Alleged Unlawful Fee
The court then turned to the issue concerning the $75.00 fee charged to the plaintiff, which he alleged was a violation of the FDCPA. Fausset contended that this fee was unfair and unconscionable under Section 1692f of the FDCPA, which prohibits the use of unfair means to collect a debt. The defendant claimed that the fee was incorrectly labeled as an "NSF" fee when it was actually a 1.5% electronic funds transfer (EFT) fee. However, the court found that upon reviewing the Note and Mortgage, there was no provision permitting the charging of such a fee. The court further highlighted the absence of clear evidence demonstrating that the fee was legally permissible under applicable law. This ambiguity created a genuine issue of material fact regarding whether the defendant's actions constituted a violation of the FDCPA regarding the fee collection. Consequently, the court denied the plaintiff's motion for partial summary judgment on this point due to the unresolved factual issues.

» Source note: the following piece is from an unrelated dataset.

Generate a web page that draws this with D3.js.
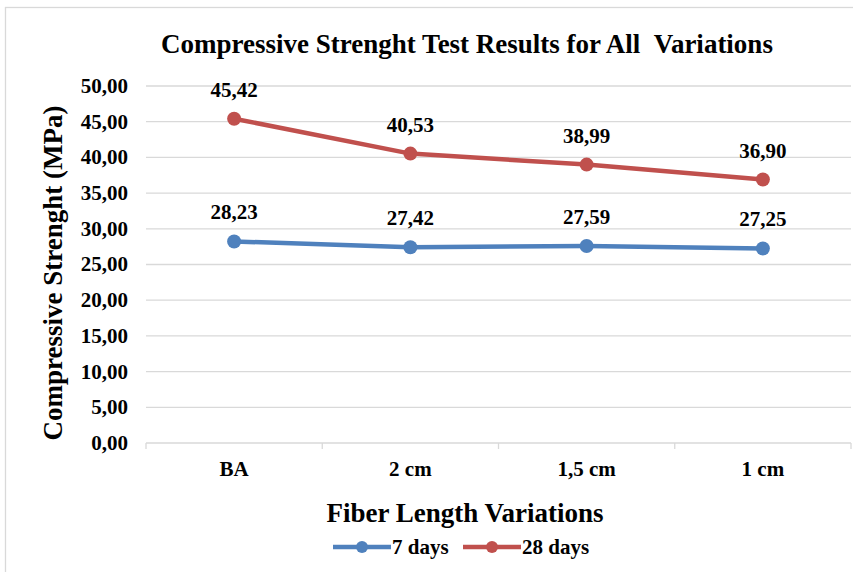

Conclusion of the Court's Reasoning
In conclusion, the court denied the plaintiff's motion for partial summary judgment based on its comprehensive analysis of the arguments presented by both parties. It determined that the plaintiff had not established a violation of the FDCPA solely based on alleged breaches of state licensing requirements, as there was no evidence of misrepresentation related to those requirements. Additionally, the existence of genuine issues of material fact regarding the nature of the defendant's business and the legality of the charged fee further supported the court's decision. The court's findings underscored the importance of presenting clear evidence and addressing factual disputes in motions for summary judgment. Ultimately, without sufficient evidence to support all elements of his claims, the plaintiff's motion could not succeed, leading to the court's denial of the motion for partial summary judgment.